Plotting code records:
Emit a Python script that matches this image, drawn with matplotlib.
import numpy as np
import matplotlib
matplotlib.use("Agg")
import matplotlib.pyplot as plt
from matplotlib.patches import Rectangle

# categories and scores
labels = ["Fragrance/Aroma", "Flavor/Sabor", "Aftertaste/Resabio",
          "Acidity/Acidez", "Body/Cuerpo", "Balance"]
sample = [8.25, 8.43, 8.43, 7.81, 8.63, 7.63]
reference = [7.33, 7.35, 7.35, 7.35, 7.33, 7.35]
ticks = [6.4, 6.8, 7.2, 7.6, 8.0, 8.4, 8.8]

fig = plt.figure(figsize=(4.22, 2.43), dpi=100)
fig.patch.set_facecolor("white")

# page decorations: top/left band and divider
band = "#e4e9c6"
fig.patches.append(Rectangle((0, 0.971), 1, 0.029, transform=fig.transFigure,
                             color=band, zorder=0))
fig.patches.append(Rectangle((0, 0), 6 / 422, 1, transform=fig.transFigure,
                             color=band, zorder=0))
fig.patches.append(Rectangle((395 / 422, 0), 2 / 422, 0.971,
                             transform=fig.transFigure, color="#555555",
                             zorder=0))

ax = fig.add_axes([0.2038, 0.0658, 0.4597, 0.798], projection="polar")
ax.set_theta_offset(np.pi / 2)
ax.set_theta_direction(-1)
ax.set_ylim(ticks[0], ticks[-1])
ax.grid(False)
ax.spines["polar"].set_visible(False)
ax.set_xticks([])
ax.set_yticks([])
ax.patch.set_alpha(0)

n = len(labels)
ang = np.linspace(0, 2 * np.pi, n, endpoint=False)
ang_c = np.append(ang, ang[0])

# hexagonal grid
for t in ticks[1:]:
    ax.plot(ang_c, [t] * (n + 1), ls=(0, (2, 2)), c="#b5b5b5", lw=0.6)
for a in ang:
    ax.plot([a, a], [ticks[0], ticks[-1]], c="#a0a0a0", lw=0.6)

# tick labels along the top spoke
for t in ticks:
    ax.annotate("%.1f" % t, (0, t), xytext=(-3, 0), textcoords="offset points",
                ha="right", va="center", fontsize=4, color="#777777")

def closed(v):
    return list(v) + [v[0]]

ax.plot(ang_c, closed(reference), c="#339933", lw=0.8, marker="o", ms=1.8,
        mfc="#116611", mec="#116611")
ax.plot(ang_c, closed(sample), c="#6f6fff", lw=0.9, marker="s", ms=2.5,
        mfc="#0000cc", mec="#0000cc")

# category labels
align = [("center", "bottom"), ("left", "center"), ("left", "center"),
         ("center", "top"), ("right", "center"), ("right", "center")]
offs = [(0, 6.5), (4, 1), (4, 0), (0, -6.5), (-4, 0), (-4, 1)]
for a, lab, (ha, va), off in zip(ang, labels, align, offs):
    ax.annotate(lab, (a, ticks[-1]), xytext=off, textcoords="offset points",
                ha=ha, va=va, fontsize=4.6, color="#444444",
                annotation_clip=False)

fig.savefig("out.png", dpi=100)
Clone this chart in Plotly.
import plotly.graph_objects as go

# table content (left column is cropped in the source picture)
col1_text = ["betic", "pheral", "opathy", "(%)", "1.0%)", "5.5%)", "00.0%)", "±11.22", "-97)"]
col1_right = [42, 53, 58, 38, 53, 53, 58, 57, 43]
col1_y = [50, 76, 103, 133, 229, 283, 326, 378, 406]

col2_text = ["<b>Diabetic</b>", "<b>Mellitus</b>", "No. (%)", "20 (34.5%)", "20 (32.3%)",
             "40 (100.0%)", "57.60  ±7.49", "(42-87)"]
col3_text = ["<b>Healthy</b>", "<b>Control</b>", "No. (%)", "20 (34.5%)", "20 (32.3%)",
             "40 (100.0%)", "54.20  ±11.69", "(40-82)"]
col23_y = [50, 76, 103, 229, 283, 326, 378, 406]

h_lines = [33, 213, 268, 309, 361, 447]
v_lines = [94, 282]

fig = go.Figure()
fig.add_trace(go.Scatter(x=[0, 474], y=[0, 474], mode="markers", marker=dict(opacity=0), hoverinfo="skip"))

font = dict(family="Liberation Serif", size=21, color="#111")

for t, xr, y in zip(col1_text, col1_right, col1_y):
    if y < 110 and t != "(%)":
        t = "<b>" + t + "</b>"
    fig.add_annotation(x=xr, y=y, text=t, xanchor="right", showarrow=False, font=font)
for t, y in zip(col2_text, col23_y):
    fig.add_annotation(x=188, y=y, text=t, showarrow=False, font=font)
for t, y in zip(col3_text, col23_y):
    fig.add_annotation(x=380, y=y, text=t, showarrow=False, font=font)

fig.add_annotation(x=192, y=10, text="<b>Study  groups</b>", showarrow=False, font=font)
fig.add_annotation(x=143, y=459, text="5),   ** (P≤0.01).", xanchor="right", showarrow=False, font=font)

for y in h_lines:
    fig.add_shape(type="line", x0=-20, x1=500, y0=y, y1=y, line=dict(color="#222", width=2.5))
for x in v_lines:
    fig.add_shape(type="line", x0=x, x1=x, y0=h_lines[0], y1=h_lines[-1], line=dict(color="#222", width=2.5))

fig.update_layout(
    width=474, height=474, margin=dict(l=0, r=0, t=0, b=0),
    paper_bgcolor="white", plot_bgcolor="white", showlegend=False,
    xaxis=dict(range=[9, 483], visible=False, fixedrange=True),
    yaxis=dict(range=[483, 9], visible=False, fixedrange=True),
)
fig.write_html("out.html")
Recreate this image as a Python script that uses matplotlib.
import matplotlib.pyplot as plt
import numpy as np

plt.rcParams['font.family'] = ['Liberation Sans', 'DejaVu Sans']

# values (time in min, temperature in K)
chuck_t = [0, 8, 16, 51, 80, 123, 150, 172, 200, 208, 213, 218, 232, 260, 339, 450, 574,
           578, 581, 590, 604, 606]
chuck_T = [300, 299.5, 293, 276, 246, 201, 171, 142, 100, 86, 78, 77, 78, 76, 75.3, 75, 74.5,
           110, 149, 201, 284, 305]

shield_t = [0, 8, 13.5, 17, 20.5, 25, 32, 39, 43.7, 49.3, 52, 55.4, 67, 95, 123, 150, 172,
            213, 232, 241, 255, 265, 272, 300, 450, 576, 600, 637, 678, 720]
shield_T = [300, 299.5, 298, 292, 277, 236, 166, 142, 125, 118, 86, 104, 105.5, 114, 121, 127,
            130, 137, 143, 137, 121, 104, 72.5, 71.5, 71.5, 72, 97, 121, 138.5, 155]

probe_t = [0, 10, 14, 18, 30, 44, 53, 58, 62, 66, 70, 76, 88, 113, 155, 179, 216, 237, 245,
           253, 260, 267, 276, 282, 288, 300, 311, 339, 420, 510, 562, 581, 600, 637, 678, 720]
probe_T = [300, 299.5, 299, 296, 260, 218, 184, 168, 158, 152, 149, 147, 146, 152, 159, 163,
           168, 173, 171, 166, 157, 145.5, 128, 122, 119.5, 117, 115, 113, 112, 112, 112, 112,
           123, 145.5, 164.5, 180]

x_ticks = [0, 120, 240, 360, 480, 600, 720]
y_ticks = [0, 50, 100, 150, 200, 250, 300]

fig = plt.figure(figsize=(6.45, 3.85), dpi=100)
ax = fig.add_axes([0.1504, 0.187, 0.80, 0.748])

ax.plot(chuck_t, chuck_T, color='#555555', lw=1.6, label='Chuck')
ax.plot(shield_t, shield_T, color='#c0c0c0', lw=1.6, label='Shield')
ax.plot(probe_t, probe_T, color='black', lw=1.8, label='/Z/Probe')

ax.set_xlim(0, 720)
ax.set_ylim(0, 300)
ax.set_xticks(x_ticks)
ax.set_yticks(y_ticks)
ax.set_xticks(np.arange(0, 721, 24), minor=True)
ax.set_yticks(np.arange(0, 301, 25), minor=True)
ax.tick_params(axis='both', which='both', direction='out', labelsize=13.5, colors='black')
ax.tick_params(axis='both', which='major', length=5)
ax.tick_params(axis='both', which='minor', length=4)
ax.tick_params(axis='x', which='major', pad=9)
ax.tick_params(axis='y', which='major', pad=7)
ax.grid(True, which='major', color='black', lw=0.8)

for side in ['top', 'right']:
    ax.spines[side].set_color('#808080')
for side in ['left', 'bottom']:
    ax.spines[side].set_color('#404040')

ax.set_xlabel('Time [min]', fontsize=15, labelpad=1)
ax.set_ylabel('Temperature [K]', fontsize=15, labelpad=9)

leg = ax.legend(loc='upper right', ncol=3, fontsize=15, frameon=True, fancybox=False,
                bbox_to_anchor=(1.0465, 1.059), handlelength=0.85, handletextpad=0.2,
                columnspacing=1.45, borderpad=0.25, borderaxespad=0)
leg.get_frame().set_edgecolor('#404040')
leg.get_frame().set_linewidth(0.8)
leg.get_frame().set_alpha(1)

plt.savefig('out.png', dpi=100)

■ Exercise directions:
Reproduce word for word the lines of the records above, beginning at the first and ending with the line where "from matplotlib.patches import Rectangle" appears, and nothing past it.

■ Response to this task:
Emit a Python script that matches this image, drawn with matplotlib.
import numpy as np
import matplotlib
matplotlib.use("Agg")
import matplotlib.pyplot as plt
from matplotlib.patches import Rectangle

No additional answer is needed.